This is where he loses me, though:
There is one shift that the United States itself needs to make: we must talk to Iraq's neighbors about their common interest in security and stability in Iraq. None of these countries—not even Syria and Iran—would benefit from the breakup of Iraq, which could produce a flood of refugees and stir up their own restive minority populations. Our regional gambit might well lead to nothing. But not trying it, in the face of so few options, reflects a bizarrely insular and ideological obstinacy.
Unfortunately, there's a strong possibility that these changes will not be made in the next few months.
Not only is it a strong possibility that Bush will not change policy towards Iran and Syria in the next few months, even if he made a complete 180 degree shift in policy toward those countries tomorrow, I doubt that his two remaining years in office would be enough time to repair the diplomatic damage that his incompetent execution of ill-conceived policies and his endless trash talk has done.
But as news coming out of Bush's meeting with the fluffer brigade indicates, a policy shift is simply not in the cards. Reading the transcript, I see that I was perhaps over-hasty in my earlier characterization of Bush's understanding of his own policies as being "about as complex as a crayon drawing." With crayons you can still make out eyes, ears, and mouth. Bush seems to be working more with splotches of paint, noting that that one there looks like a spider, and we should kill it. And this one? This one looks kind of like a monkey, and monkeys are funny. But we should also kill the monkey.
Here's Rami Khouri, a journalist of whom I strongly suspect George W. Bush has never heard, on the growth of extremism in the wider Middle East:
[I]n the United States one hears of Hizbullah and Hamas described in the public realm almost always only as terrorist groups. The problem with this one-dimensional focus on the anti-Israeli resistance and military aspects of these groups is that it ignores everything else they represent. The recent war between Hizbullah and Israel, in part a proxy battle between the United States and Iran, revealed that Hizbullah taps into sentiments and political forces across the Middle East that are very much wider and deeper than only its successful quest to drive Israel out of Lebanon.
Whether one likes or dislikes Hizbullah, or admires or fears it, it seems abundantly clear now that its wide support throughout the Arab-Islamic Middle East and other parts of the world reflects its ability to tap into a very wide range of forces, sentiments and political movements. This is noteworthy for two reasons: Such forces and movements have never before come together as they did in the support that Hizbullah enjoyed in recent months, and collectively they represent a significant new posture of resistance and defiance of the United States and Israel that continues to reshape politics in the region.
...
It remains unclear if this represents a fleeting flash of emotions, or a historic new shift of political direction in the Middle East - a new regional Cold War in which Arabs, Iranians, Islamists, nationalists and state patriots join forces to confront the Israeli-American side with its handful of Arab supporters.

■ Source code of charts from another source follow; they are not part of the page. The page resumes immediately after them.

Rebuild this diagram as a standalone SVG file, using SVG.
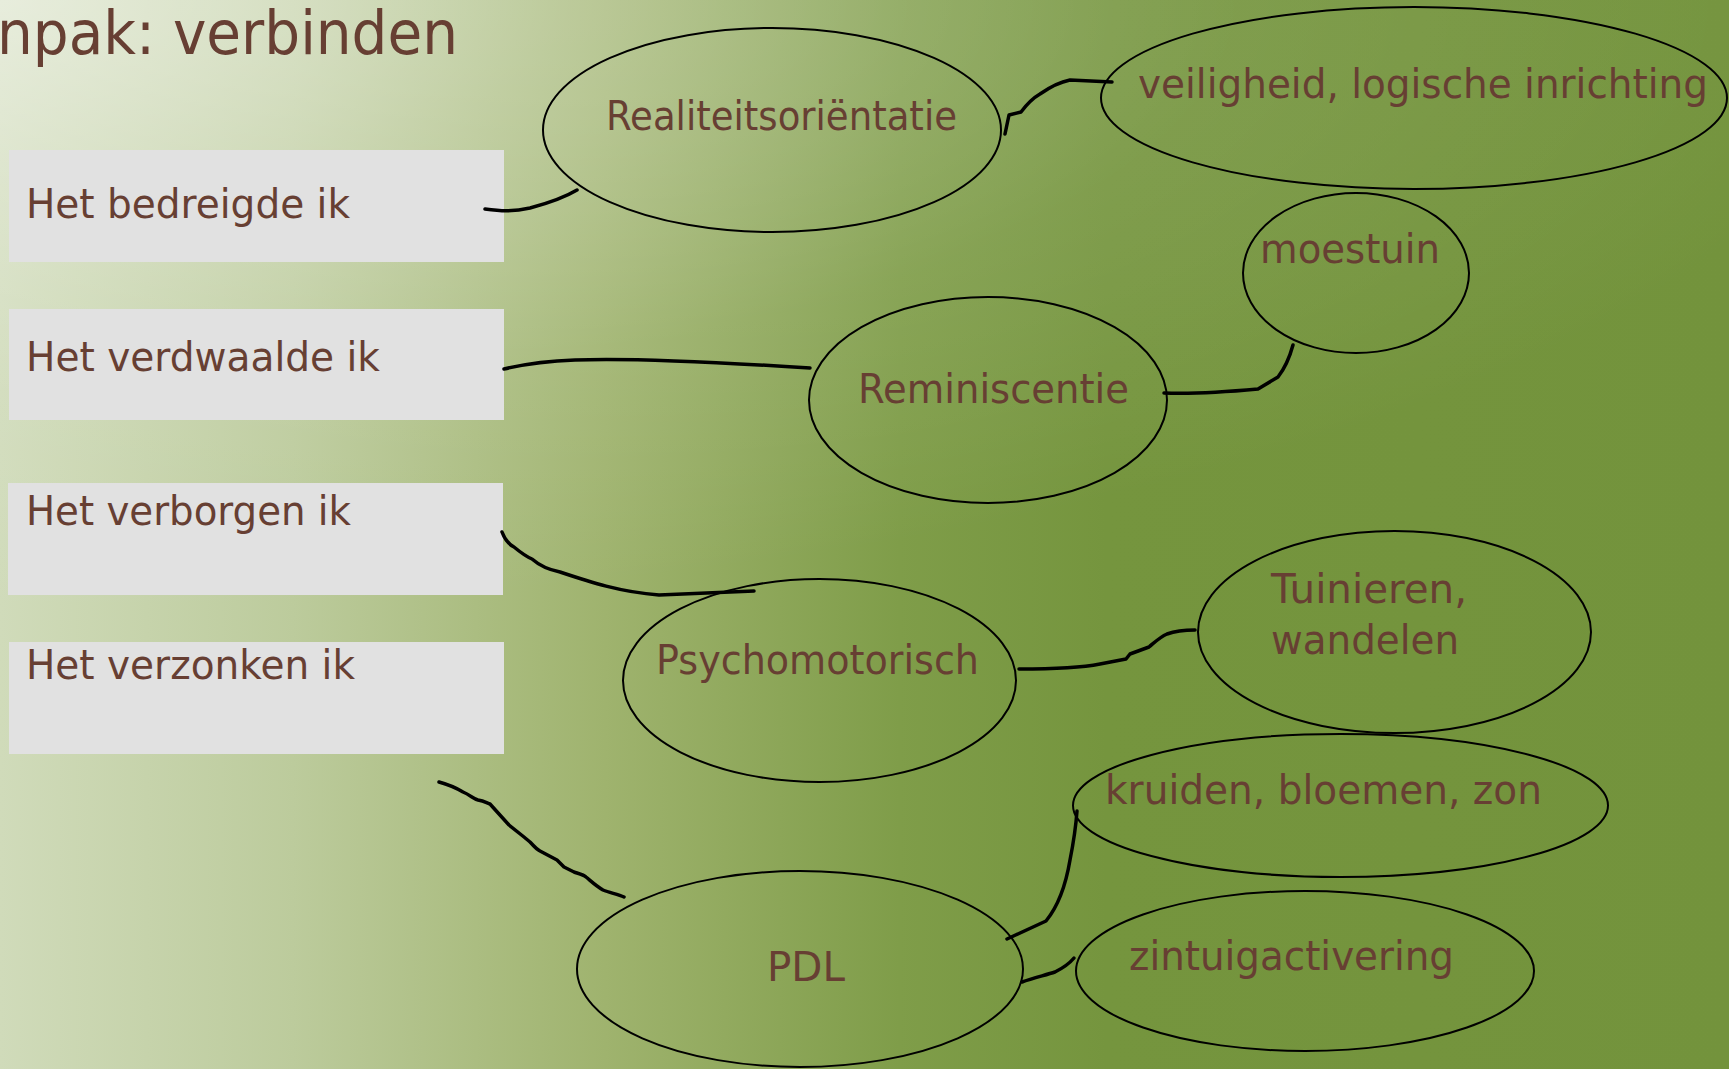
<svg xmlns="http://www.w3.org/2000/svg" width="1729" height="1069" viewBox="0 0 1729 1069">
<defs>
<linearGradient id="bg" x1="0" y1="0" x2="1729" y2="0" gradientUnits="userSpaceOnUse">
<stop offset="0" stop-color="#d0dbba"/>
<stop offset="0.17" stop-color="#bccb9c"/>
<stop offset="0.35" stop-color="#9fb36e"/>
<stop offset="0.52" stop-color="#7f9d49"/>
<stop offset="0.64" stop-color="#75953e"/>
<stop offset="1" stop-color="#73933c"/>
</linearGradient>
<radialGradient id="glow" cx="0" cy="0" r="1" gradientUnits="userSpaceOnUse" gradientTransform="translate(0,0) scale(1900,620)">
<stop offset="0" stop-color="#ffffff" stop-opacity="0.5"/>
<stop offset="0.3" stop-color="#ffffff" stop-opacity="0.28"/>
<stop offset="0.65" stop-color="#ffffff" stop-opacity="0.08"/>
<stop offset="1" stop-color="#ffffff" stop-opacity="0"/>
</radialGradient>
</defs>
<style>
.box{fill:#e1e1e1}
.txt{font-family:"DejaVu Sans","Liberation Sans",sans-serif;font-size:41px;fill:#673f33}
.ell{fill:none;stroke:#000;stroke-width:2}
.con{fill:none;stroke:#000;stroke-width:3.5;stroke-linecap:round;stroke-linejoin:round}
</style>
<rect x="0" y="0" width="1729" height="1069" fill="url(#bg)"/>
<rect x="0" y="0" width="1729" height="1069" fill="url(#glow)"/>
<text x="-3" y="54" class="txt" style="font-size:60px" textLength="461" lengthAdjust="spacingAndGlyphs">npak: verbinden</text>

<g id="box-bedreigde">
<rect class="box" x="9" y="150" width="495" height="112"/>
<text class="txt" x="26" y="218" textLength="324" lengthAdjust="spacingAndGlyphs">Het bedreigde ik</text>
</g>
<g id="box-verdwaalde">
<rect class="box" x="9" y="309" width="495" height="111"/>
<text class="txt" x="26" y="371" textLength="354" lengthAdjust="spacingAndGlyphs">Het verdwaalde ik</text>
</g>
<g id="box-verborgen">
<rect class="box" x="8" y="483" width="495" height="112"/>
<text class="txt" x="26" y="525" textLength="325" lengthAdjust="spacingAndGlyphs">Het verborgen ik</text>
</g>
<g id="box-verzonken">
<rect class="box" x="9" y="642" width="495" height="112"/>
<text class="txt" x="26" y="679" textLength="329" lengthAdjust="spacingAndGlyphs">Het verzonken ik</text>
</g>

<g id="node-realiteit">
<ellipse class="ell" cx="772" cy="130" rx="229" ry="102"/>
<text class="txt" x="606" y="130" textLength="351" lengthAdjust="spacingAndGlyphs">Realiteitsoriëntatie</text>
</g>
<g id="node-veiligheid">
<ellipse class="ell" cx="1414" cy="98" rx="313" ry="91"/>
<text class="txt" x="1138" y="98" textLength="570" lengthAdjust="spacingAndGlyphs">veiligheid, logische inrichting</text>
</g>
<g id="node-moestuin">
<ellipse class="ell" cx="1356" cy="273" rx="113" ry="80"/>
<text class="txt" x="1260" y="263" textLength="180" lengthAdjust="spacingAndGlyphs">moestuin</text>
</g>
<g id="node-reminiscentie">
<ellipse class="ell" cx="988" cy="400" rx="179" ry="103"/>
<text class="txt" x="858" y="403" textLength="271" lengthAdjust="spacingAndGlyphs">Reminiscentie</text>
</g>
<g id="node-psychomotorisch">
<ellipse class="ell" cx="819.5" cy="680.5" rx="196.5" ry="101.5"/>
<text class="txt" x="656" y="674" textLength="323" lengthAdjust="spacingAndGlyphs">Psychomotorisch</text>
</g>
<g id="node-tuinieren">
<ellipse class="ell" cx="1394.5" cy="632" rx="196.5" ry="101"/>
<text class="txt" x="1271" y="603" textLength="196" lengthAdjust="spacingAndGlyphs">Tuinieren,</text>
<text class="txt" x="1271" y="654" textLength="188" lengthAdjust="spacingAndGlyphs">wandelen</text>
</g>
<g id="node-kruiden">
<ellipse class="ell" cx="1340.5" cy="805.5" rx="267.5" ry="71.5"/>
<text class="txt" x="1105" y="804" textLength="437" lengthAdjust="spacingAndGlyphs">kruiden, bloemen, zon</text>
</g>
<g id="node-zintuig">
<ellipse class="ell" cx="1305" cy="971" rx="229" ry="80"/>
<text class="txt" x="1129" y="970" textLength="325" lengthAdjust="spacingAndGlyphs">zintuigactivering</text>
</g>
<g id="node-pdl">
<ellipse class="ell" cx="800" cy="969" rx="223" ry="98"/>
<text class="txt" x="767" y="981" textLength="78" lengthAdjust="spacingAndGlyphs">PDL</text>
</g>

<g id="connectors">
<path class="con" d="M485,209 C500,211 512,212 530,208 C545,204 562,199 577,190"/>
<path class="con" d="M1005,134 L1009,115 L1021,112 C1027,104 1033,98 1040,94 C1050,87 1060,82 1070,80 L1112,82"/>
<path class="con" d="M504,369 C525,364 545,361 575,360 C620,358 700,361 810,368"/>
<path class="con" d="M1164,393 C1190,394 1215,393 1258,389 L1278,377 C1285,368 1290,356 1293,345"/>
<path class="con" d="M502,532 C505,540 510,545 514,547 C520,552 525,556 532,559 C540,566 550,570 560,572 C590,582 620,592 659,595 L754,591"/>
<path class="con" d="M1019,669 C1050,669 1080,668 1100,664 L1126,659 L1130,654 L1149,647 C1155,642 1160,637 1167,634 C1178,630 1186,630 1195,630"/>
<path class="con" d="M439,782 C450,785 458,789 463,792 C470,795 474,799 478,800 C484,801 487,803 490,804 L509,825 L524,837 L530,842 C534,846 536,849 540,851 L557,860 L564,867 L574,872 C580,874 584,875 586,877 C592,882 596,886 603,890 C610,893 618,894 624,897"/>
<path class="con" d="M1007,939 L1046,921 C1055,910 1065,890 1070,860 C1074,840 1076,825 1077,811"/>
<path class="con" d="M1022,982 C1033,978 1046,975 1055,972 C1063,968 1069,964 1074,958"/>
</g>
</svg>
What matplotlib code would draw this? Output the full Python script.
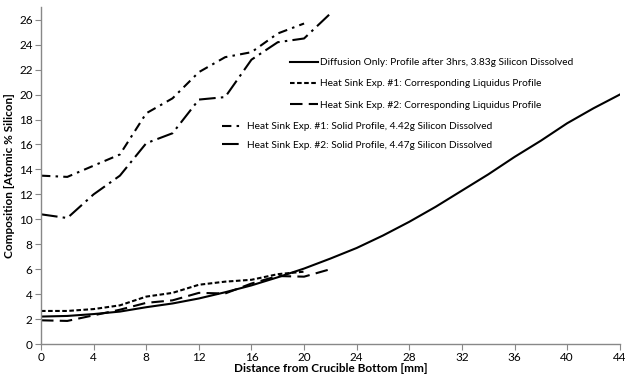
import numpy as np
import matplotlib.pyplot as plt

plt.rcParams['font.family'] = ['Lato', 'DejaVu Sans']

# Diffusion only profile (every 2 mm)
x_diff = [0, 2, 4, 6, 8, 10, 12, 14, 16, 18, 20, 22, 24, 26, 28, 30, 32, 34, 36, 38, 40, 42, 44]
y_diff = [2.2, 2.25, 2.4, 2.6, 2.95, 3.25, 3.65, 4.15, 4.7, 5.35, 6.05, 6.85, 7.7, 8.7,
          9.8, 11.0, 12.3, 13.6, 15.0, 16.3, 17.7, 18.9, 20.0]

# Liquidus profiles
x_liq1 = [0, 2, 4, 6, 8, 10, 12, 14, 16, 18, 20]
y_liq1 = [2.65, 2.65, 2.8, 3.1, 3.8, 4.1, 4.75, 5.0, 5.15, 5.6, 5.8]
x_liq2 = [0, 2, 4, 6, 8, 10, 12, 14, 16, 18, 20, 22]
y_liq2 = [1.9, 1.85, 2.3, 2.75, 3.3, 3.5, 4.1, 4.05, 4.85, 5.45, 5.4, 6.0]

# Solid profiles
x_sol1 = [0, 2, 4, 6, 8, 10, 12, 14, 16, 18, 20]
y_sol1 = [13.5, 13.4, 14.3, 15.2, 18.5, 19.7, 21.8, 23.0, 23.4, 24.9, 25.7]
x_sol2 = [0, 2, 4, 6, 8, 10, 12, 14, 16, 18, 20, 22]
y_sol2 = [10.4, 10.1, 12.0, 13.5, 16.1, 16.9, 19.6, 19.8, 22.8, 24.2, 24.5, 26.5]

labels_a = ['Diffusion Only: Profile after 3hrs, 3.83g Silicon Dissolved',
            'Heat Sink Exp. #1: Corresponding Liquidus Profile',
            'Heat Sink Exp. #2: Corresponding Liquidus Profile']
labels_b = ['Heat Sink Exp. #1: Solid Profile, 4.42g Silicon Dissolved',
            'Heat Sink Exp. #2: Solid Profile, 4.47g Silicon Dissolved']

fig = plt.figure(figsize=(6.25, 3.76), dpi=100)
ax = fig.add_axes([0.0656, 0.0851, 0.926, 0.8955])

lw = 1.5
l_diff, = ax.plot(x_diff, y_diff, color='black', lw=lw, ls='-')
l_liq1, = ax.plot(x_liq1, y_liq1, color='black', lw=lw, ls=(0, (2.2, 1.2)))
l_liq2, = ax.plot(x_liq2, y_liq2, color='black', lw=lw, ls=(0, (6, 3)))
l_sol1, = ax.plot(x_sol1, y_sol1, color='black', lw=lw, ls=(0, (4.5, 2.5, 1.2, 2.5)))
l_sol2, = ax.plot(x_sol2, y_sol2, color='black', lw=lw, ls=(0, (8, 2.5, 1.2, 2.5)))

ax.set_xlim(0, 44)
ax.set_ylim(0, 27)
ax.set_xticks(np.arange(0, 45, 4))
ax.set_yticks(np.arange(0, 27, 2))
for s in ['top', 'right']:
    ax.spines[s].set_visible(False)
for s in ['left', 'bottom']:
    ax.spines[s].set_color('#888888')
    ax.spines[s].set_linewidth(1.0)
ax.tick_params(direction='out', length=4, color='#888888', labelsize=8.5, pad=2)
ax.set_xlabel('Distance from Crucible Bottom [mm]', fontsize=8.5, fontweight='bold', labelpad=0)
ax.set_ylabel('Composition [Atomic % Silicon]', fontsize=8.5, fontweight='bold', labelpad=3)

fs = 7.3
leg1 = ax.legend([l_diff, l_liq1, l_liq2], labels_a, loc='upper left',
                 bbox_to_anchor=(290 / 625, 1 - 58 / 376), bbox_transform=fig.transFigure,
                 frameon=False, fontsize=fs, handlelength=2.8, handletextpad=0.2,
                 labelspacing=1.2, borderpad=0, borderaxespad=0)
ax.add_artist(leg1)
ax.legend([l_sol1, l_sol2], labels_b, loc='upper left',
          bbox_to_anchor=(222 / 625, 1 - 122 / 376), bbox_transform=fig.transFigure,
          frameon=False, fontsize=fs, handlelength=2.0, handletextpad=0.5,
          labelspacing=0.95, borderpad=0, borderaxespad=0)

fig.savefig('out.png', dpi=100)
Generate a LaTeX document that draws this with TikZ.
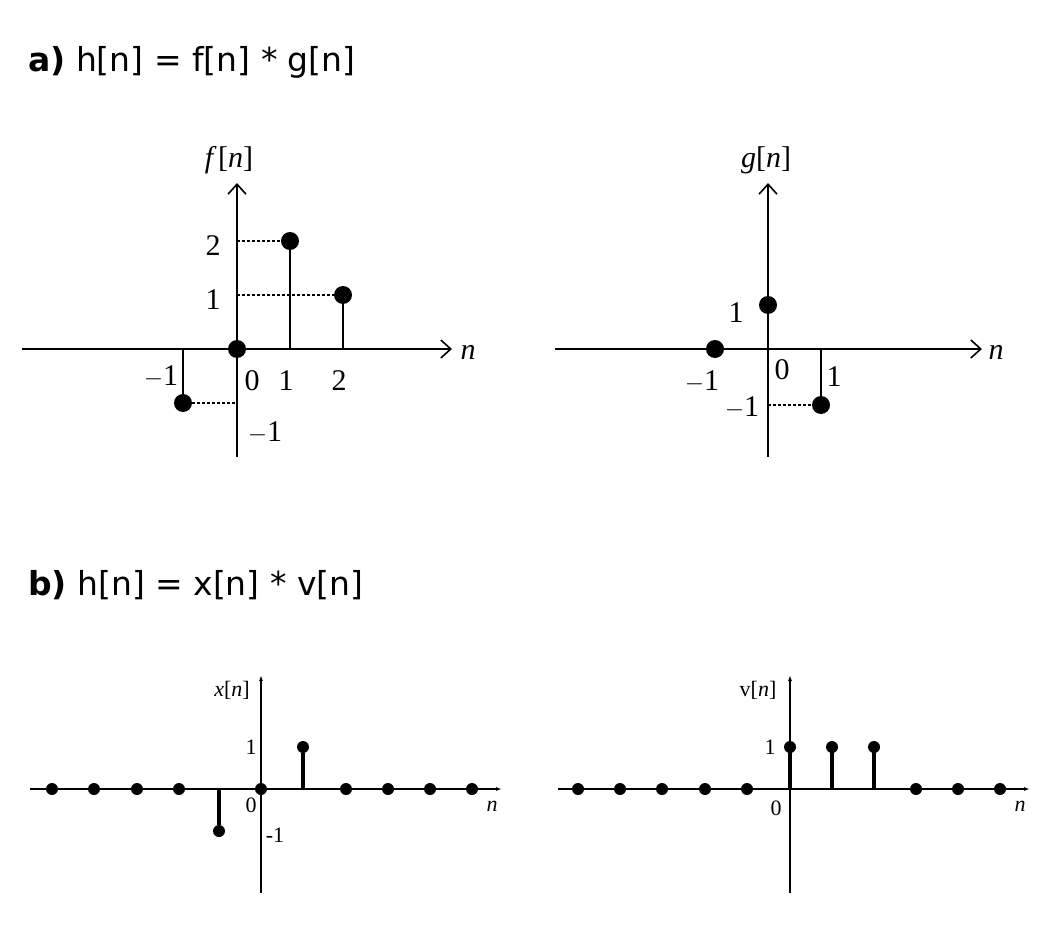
\documentclass[tikz,border=0pt]{standalone}
\usepackage{fontspec}
\setmainfont{Liberation Serif}
\newfontfamily\titlefont{DejaVu Sans}
\usetikzlibrary{arrows.meta}
\begin{document}
\begin{tikzpicture}[x=1pt,y=-1pt,
  ax/.style={line width=1.6pt,-{Straight Barb[length=10pt,width=18pt,line width=1.6pt]}},
  axs/.style={line width=1.2pt,-{Latex[length=6pt,width=4pt]}},
  stem/.style={line width=1.4pt},
  stemb/.style={line width=3.5pt},
  dot/.style={circle,fill=black,inner sep=0pt,minimum size=18pt},
  dots/.style={circle,fill=black,inner sep=0pt,minimum size=12pt},
  dl/.style={dashed,dash pattern=on 3pt off 2pt,line width=1.1pt},
  lab/.style={font=\fontsize{30}{32}\selectfont,inner sep=0pt},
  labs/.style={font=\fontsize{22}{24}\selectfont,inner sep=0pt},
  ttl/.style={font=\titlefont\fontsize{33}{36}\selectfont,anchor=west,inner sep=0pt}]
\useasboundingbox (0,0) rectangle (1053,931);
\node[ttl] (ta) at (28,62) {\textbf{a)} h[n] = f[n] * g[n]};
\node[ttl] (tb) at (28,585) {\textbf{b)} h[n] = x[n] * v[n]};
% plot f
\draw[ax] (22,349) -- (452,349);
\draw[ax] (237,457) -- (237,183);
\node[lab] (fl) at (229,160) {\textit{f\,}[\textit{n}]};
\node[lab] (fn) at (468,352) {\textit{n}};
\node[dot] (f0) at (237,349) {};
\node[dot] (f1) at (290,241) {};
\node[dot] (f2) at (343,295) {};
\node[dot] (fm) at (183,403) {};
\draw[stem] (f1) -- (290,349); \draw[stem] (f2) -- (343,349); \draw[stem] (fm) -- (183,349);
\draw[dl] (237,241) -- (f1); \draw[dl] (237,295) -- (f2); \draw[dl] (fm) -- (237,403);
\node[lab] at (213,246) {2}; \node[lab] at (213,300) {1};
\node[lab] at (161,377) {$-$1}; \node[lab] at (252,381) {0};
\node[lab] at (286,381) {1}; \node[lab] at (339,381) {2};
\node[lab] at (265,433) {$-$1};
% plot g
\draw[ax] (555,349) -- (982,349);
\draw[ax] (768,457) -- (768,183);
\node[lab] (gl) at (766,160) {\textit{g}[\textit{n}]};
\node[lab] (gn) at (996,352) {\textit{n}};
\node[dot] (gm) at (715,349) {};
\node[dot] (g0) at (768,305) {};
\node[dot] (g1) at (821,405) {};
\draw[stem] (g1) -- (821,349);
\draw[dl] (768,405) -- (g1);
\node[lab] at (736,313) {1}; \node[lab] at (702,382) {$-$1};
\node[lab] at (782,370) {0}; \node[lab] at (834,377) {1};
\node[lab] at (742,408) {$-$1};
% plot x
\draw[axs] (30,789) -- (502,789);
\draw[axs] (261,893) -- (261,675);
\node[labs] at (232,690) {\textit{x}[\textit{n}]};
\node[labs] at (492,806) {\textit{n}};
\foreach \px in {52,94,137,179,261,346,388,430,472} \node[dots] at (\px,789) {};
\node[dots] (xm) at (219,831) {}; \draw[stemb] (xm) -- (219,789);
\node[dots] (xp) at (303,747) {}; \draw[stemb] (xp) -- (303,789);
\node[labs] at (251,747) {1}; \node[labs] at (251,805) {0};
\node[labs] at (275,835) {-1};
% plot v
\draw[axs] (558,789) -- (1030,789);
\draw[axs] (790,893) -- (790,675);
\node[labs] at (758,690) {v[\textit{n}]};
\node[labs] at (1020,806) {\textit{n}};
\foreach \px in {578,620,662,705,747,916,958,1000} \node[dots] at (\px,789) {};
\foreach \px in {790,832,874} {\node[dots] at (\px,747) {}; \draw[stemb] (\px,747) -- (\px,789);}
\node[labs] at (770,747) {1}; \node[labs] at (776,808) {0};
\end{tikzpicture}
\end{document}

What is very clear, though, is that Hizbullah's political standing in the Middle East represents political forces and sentiments, and national issues, that far transcend the acts of terrorism of which it is accused, and that seem to totally define its perception here in the United States. It is a shame that a global power like the United States should allow itself to have such a provincial view of things in the Middle East. The toll of imperium is deep and blinding indeed, for dead Arabs and blinkered Americans alike.
When the only choice offered is between crusade and jihad, it doesn't take a 90 year-old orientalist to figure out what a majority of the people of the Middle East will choose.
Given this administration's inability to face reality and its complete lack of self-criticism, I think we've got to come to grips with the idea that we're not going to see any significant improvement in Iraq, or in the region, until we have a Democrat, or at least a not skull-clutchingly stupid Republican, in the White House, and the policies and ideology of the Bush administration repudiated.